Retype exactly what appears below from the line containing "Write a component" down to the line containing "d3.scaleLinear().domain([0, 110]).range([318.3, 2]);", keeping both end lines. Do not include pictures.

Records from a collection
** START **

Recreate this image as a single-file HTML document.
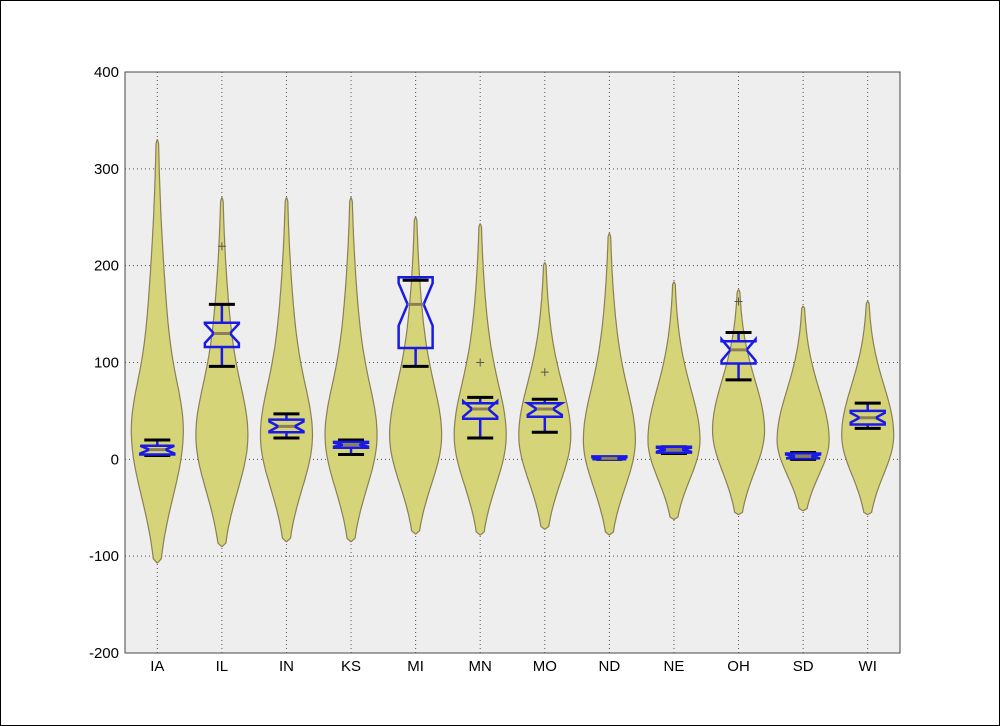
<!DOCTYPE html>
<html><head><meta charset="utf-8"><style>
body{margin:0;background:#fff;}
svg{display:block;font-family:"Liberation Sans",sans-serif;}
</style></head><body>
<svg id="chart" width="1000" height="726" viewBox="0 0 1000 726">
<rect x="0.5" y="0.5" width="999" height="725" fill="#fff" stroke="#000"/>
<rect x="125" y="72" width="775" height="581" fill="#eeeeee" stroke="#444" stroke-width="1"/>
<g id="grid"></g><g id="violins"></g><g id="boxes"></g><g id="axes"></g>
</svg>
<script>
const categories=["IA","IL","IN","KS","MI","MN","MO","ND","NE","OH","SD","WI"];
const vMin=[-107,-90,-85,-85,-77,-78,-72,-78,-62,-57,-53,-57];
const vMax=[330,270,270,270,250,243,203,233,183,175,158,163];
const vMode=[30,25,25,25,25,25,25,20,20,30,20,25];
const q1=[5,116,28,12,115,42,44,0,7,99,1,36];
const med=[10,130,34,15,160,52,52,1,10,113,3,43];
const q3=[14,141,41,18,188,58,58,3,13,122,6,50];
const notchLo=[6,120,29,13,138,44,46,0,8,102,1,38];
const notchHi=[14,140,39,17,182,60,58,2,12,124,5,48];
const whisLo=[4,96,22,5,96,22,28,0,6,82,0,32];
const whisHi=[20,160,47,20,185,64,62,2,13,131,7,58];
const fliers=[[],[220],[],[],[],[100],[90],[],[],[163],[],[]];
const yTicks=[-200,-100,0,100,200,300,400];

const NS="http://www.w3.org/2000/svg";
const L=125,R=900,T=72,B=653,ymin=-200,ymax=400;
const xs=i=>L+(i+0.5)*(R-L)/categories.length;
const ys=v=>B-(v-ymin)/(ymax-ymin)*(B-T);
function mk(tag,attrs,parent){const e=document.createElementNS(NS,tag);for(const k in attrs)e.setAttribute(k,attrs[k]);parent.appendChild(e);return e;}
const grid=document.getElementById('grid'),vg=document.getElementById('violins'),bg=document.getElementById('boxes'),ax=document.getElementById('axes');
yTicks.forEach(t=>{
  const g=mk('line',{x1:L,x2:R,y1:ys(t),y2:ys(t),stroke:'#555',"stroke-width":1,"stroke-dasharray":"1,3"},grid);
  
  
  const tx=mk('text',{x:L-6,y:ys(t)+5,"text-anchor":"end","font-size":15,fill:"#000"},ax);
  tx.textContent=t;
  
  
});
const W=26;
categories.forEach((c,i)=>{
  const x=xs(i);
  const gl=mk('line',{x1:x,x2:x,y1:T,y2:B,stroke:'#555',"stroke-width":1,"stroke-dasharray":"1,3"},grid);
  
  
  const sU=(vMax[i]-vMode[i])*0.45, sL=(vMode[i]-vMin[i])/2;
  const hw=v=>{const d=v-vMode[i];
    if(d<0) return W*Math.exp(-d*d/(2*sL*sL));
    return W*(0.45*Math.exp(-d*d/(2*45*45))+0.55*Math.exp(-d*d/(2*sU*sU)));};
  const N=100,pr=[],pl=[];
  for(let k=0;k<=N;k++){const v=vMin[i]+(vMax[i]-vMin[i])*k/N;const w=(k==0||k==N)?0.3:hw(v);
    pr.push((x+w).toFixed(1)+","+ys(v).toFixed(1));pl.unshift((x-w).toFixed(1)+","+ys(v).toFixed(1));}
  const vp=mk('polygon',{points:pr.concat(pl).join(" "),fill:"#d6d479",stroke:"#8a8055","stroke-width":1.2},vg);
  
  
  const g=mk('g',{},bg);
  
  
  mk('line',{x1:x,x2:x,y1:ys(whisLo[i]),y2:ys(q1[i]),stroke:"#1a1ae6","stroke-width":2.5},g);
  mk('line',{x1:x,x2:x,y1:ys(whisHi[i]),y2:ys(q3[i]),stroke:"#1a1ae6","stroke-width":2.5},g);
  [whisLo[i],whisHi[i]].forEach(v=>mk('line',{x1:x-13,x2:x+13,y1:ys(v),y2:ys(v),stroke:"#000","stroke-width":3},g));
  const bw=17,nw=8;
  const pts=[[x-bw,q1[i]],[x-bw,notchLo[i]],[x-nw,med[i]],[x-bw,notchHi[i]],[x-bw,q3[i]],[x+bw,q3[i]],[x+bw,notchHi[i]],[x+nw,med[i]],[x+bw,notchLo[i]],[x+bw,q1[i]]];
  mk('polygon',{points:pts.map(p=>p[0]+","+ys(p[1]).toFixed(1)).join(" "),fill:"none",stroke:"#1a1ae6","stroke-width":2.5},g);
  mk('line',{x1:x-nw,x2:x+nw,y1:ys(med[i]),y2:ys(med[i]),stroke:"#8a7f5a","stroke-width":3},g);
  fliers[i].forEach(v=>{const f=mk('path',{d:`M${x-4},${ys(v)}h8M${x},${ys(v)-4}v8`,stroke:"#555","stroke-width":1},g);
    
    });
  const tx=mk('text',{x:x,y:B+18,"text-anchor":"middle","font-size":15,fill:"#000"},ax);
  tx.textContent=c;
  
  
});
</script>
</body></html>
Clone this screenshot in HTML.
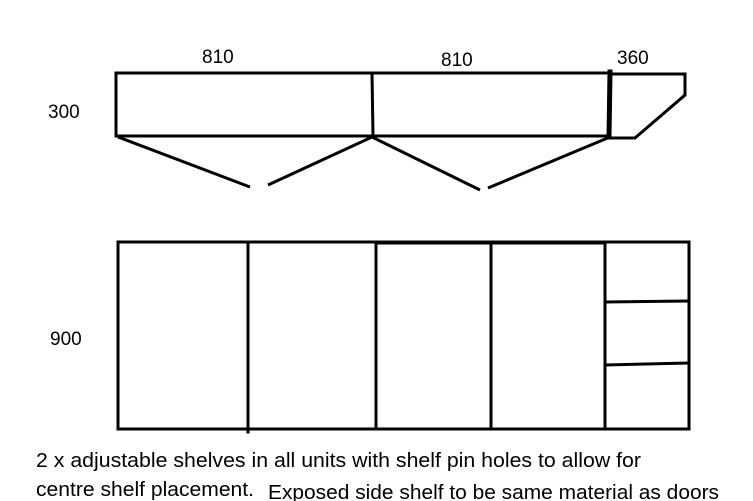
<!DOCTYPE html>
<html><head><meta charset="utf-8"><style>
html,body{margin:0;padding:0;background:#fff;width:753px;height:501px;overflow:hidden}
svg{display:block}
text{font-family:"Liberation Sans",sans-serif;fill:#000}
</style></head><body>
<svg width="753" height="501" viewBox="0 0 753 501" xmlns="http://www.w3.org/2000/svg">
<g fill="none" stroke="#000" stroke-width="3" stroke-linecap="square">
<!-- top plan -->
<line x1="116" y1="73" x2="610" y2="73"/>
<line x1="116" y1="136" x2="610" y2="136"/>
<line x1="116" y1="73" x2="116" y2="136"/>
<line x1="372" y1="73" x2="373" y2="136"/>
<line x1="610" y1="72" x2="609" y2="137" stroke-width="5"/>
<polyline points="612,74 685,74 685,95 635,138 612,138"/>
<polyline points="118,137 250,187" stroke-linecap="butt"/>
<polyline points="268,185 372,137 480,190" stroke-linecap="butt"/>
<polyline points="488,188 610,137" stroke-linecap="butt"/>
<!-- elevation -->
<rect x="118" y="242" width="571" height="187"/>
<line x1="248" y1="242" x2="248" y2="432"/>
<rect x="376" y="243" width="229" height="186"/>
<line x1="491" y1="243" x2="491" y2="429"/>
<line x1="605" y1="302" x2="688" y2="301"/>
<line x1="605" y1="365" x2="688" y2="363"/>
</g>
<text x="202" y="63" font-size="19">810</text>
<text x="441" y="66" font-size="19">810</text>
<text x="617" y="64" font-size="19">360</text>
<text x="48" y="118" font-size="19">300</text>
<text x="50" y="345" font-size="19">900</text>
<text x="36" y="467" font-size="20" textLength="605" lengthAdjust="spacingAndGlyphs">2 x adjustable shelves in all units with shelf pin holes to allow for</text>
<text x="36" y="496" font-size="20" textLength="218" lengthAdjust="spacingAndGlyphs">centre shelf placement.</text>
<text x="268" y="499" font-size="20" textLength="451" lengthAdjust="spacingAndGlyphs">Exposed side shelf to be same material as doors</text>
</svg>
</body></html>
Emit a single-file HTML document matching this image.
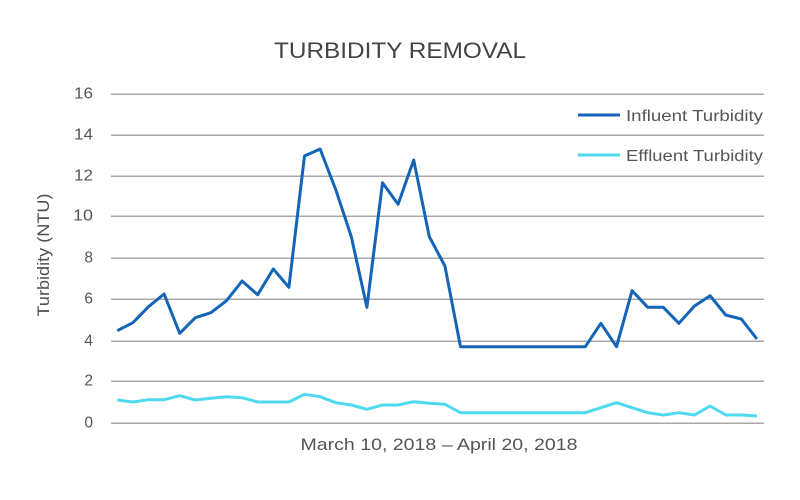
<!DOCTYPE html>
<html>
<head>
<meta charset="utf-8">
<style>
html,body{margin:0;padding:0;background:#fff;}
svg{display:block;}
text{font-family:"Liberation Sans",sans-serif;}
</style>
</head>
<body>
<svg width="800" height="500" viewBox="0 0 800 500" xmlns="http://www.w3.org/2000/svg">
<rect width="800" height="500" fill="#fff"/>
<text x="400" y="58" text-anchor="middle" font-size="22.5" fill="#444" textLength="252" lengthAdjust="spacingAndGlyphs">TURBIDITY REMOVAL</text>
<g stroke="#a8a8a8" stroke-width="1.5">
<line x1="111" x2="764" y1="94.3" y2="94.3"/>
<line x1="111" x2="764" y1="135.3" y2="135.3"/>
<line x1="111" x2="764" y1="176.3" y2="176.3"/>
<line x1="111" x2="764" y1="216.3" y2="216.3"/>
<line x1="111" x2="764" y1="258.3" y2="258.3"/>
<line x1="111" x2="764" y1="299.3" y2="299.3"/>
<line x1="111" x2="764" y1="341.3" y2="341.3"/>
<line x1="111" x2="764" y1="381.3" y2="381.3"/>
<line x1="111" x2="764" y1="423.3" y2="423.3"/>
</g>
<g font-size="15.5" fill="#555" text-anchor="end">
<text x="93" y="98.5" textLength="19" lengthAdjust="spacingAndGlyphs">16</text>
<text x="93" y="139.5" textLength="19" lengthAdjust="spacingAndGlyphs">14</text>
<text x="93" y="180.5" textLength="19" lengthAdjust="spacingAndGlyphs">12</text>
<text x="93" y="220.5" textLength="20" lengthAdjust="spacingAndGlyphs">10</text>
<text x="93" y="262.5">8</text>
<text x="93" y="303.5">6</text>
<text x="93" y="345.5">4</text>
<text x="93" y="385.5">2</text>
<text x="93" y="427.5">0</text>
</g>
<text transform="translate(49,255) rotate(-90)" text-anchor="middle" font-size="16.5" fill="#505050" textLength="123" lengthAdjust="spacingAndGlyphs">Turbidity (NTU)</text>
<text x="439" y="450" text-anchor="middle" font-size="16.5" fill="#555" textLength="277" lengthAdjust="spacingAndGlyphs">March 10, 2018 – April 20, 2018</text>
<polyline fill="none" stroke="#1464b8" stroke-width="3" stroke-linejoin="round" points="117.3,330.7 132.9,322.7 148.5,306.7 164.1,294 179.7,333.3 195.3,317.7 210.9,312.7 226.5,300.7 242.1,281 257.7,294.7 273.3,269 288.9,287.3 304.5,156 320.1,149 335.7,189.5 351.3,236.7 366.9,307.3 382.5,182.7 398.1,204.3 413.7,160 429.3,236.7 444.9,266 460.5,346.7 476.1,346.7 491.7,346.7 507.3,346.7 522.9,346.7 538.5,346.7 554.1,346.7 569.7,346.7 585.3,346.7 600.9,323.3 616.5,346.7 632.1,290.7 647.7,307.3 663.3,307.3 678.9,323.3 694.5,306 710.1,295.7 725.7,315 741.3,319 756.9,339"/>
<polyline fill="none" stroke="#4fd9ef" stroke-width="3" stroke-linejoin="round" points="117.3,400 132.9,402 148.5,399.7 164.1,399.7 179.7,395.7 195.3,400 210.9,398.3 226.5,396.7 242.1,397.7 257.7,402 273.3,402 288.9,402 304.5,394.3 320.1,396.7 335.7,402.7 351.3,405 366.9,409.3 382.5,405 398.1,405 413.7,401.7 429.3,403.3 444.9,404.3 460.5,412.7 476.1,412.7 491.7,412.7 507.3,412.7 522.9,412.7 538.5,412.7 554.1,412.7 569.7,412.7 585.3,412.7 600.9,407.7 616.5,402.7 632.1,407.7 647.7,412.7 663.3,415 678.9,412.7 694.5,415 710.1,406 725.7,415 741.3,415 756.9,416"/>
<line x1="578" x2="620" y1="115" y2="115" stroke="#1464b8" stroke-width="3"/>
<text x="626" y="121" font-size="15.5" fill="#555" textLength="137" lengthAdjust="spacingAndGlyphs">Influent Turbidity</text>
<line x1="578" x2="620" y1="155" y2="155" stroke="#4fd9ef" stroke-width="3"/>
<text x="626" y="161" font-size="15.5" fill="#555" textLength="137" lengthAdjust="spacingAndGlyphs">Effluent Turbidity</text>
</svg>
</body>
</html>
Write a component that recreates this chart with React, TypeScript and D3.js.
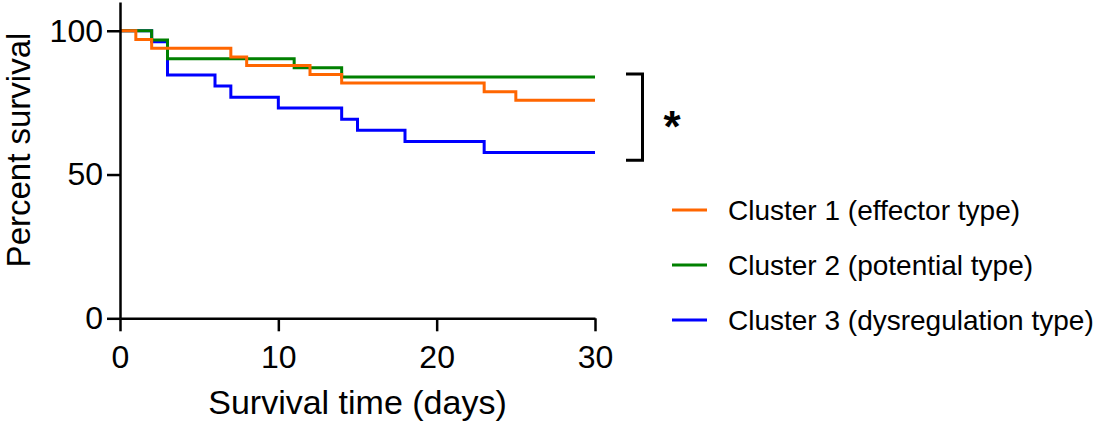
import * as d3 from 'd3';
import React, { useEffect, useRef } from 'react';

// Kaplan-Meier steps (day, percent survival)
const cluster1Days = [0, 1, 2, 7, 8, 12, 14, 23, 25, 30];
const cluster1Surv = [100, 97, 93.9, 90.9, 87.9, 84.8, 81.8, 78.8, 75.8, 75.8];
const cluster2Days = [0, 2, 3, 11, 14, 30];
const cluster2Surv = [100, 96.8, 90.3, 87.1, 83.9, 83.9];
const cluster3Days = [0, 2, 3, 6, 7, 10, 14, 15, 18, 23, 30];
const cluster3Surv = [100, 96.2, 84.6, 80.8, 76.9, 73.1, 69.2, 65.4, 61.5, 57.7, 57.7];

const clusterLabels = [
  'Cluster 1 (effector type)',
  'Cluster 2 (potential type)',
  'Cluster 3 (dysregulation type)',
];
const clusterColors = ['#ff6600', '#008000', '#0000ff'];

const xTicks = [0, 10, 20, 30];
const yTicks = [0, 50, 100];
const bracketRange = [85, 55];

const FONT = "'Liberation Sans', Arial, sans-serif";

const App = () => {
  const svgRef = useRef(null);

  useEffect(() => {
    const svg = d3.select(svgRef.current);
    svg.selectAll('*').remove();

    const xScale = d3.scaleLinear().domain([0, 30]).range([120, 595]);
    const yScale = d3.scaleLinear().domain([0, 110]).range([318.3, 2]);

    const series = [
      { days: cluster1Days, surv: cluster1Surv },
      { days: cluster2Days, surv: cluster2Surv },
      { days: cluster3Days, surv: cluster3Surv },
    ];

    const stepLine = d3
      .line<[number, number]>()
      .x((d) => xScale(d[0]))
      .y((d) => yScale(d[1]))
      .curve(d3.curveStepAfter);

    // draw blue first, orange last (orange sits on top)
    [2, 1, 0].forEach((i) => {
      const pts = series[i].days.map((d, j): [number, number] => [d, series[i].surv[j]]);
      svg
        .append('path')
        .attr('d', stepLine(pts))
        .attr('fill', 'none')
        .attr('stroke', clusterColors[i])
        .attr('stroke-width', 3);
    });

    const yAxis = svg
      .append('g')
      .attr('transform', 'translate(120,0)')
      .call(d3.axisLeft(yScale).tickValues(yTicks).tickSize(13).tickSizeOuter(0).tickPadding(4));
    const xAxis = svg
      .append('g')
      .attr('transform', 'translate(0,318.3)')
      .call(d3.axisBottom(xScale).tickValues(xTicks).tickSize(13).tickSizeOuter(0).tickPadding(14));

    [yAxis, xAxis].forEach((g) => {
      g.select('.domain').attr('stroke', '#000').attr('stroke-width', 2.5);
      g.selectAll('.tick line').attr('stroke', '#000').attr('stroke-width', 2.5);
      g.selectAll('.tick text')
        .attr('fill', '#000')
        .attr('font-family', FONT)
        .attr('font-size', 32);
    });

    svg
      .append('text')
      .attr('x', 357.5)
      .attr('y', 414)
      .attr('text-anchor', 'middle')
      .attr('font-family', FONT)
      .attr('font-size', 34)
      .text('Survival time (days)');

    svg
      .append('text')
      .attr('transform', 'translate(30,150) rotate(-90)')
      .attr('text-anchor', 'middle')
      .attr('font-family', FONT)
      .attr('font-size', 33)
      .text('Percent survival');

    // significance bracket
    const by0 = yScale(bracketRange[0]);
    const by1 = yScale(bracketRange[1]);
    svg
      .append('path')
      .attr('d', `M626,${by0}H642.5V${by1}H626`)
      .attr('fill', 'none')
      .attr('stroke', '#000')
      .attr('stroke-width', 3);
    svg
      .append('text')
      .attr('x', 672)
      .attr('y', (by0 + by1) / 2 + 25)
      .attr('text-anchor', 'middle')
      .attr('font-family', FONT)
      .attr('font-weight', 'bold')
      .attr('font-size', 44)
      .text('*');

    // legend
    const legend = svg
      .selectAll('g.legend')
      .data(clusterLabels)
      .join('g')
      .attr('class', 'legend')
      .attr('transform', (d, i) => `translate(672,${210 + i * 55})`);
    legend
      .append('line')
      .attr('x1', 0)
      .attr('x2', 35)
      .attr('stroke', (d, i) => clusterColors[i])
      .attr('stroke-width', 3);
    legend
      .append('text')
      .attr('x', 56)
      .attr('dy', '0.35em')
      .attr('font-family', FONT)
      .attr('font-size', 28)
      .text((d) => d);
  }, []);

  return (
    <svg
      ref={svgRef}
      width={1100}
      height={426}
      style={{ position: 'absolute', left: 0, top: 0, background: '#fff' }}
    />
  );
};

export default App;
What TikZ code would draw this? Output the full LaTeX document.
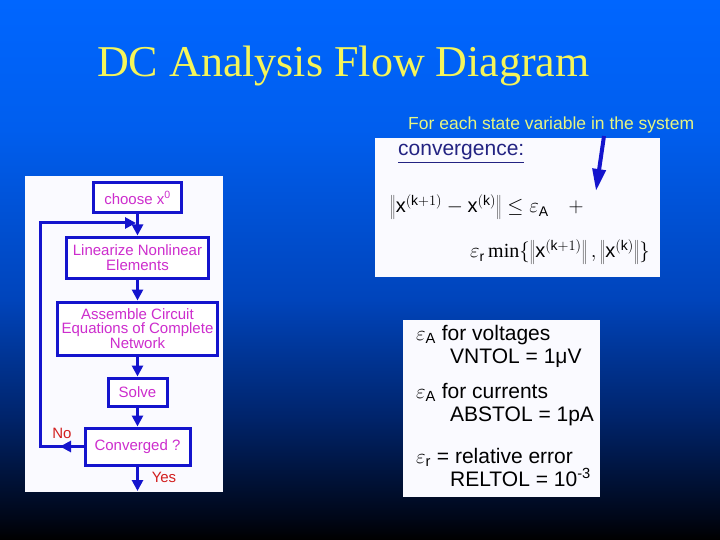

** END **

ANSWER FOR THIS EXERCISE -
Write a component that recreates this chart with React, TypeScript and D3.js.
import * as d3 from 'd3';
import React, { useEffect, useRef } from 'react';

// Kaplan-Meier steps (day, percent survival)
const cluster1Days = [0, 1, 2, 7, 8, 12, 14, 23, 25, 30];
const cluster1Surv = [100, 97, 93.9, 90.9, 87.9, 84.8, 81.8, 78.8, 75.8, 75.8];
const cluster2Days = [0, 2, 3, 11, 14, 30];
const cluster2Surv = [100, 96.8, 90.3, 87.1, 83.9, 83.9];
const cluster3Days = [0, 2, 3, 6, 7, 10, 14, 15, 18, 23, 30];
const cluster3Surv = [100, 96.2, 84.6, 80.8, 76.9, 73.1, 69.2, 65.4, 61.5, 57.7, 57.7];

const clusterLabels = [
  'Cluster 1 (effector type)',
  'Cluster 2 (potential type)',
  'Cluster 3 (dysregulation type)',
];
const clusterColors = ['#ff6600', '#008000', '#0000ff'];

const xTicks = [0, 10, 20, 30];
const yTicks = [0, 50, 100];
const bracketRange = [85, 55];

const FONT = "'Liberation Sans', Arial, sans-serif";

const App = () => {
  const svgRef = useRef(null);

  useEffect(() => {
    const svg = d3.select(svgRef.current);
    svg.selectAll('*').remove();

    const xScale = d3.scaleLinear().domain([0, 30]).range([120, 595]);
    const yScale = d3.scaleLinear().domain([0, 110]).range([318.3, 2]);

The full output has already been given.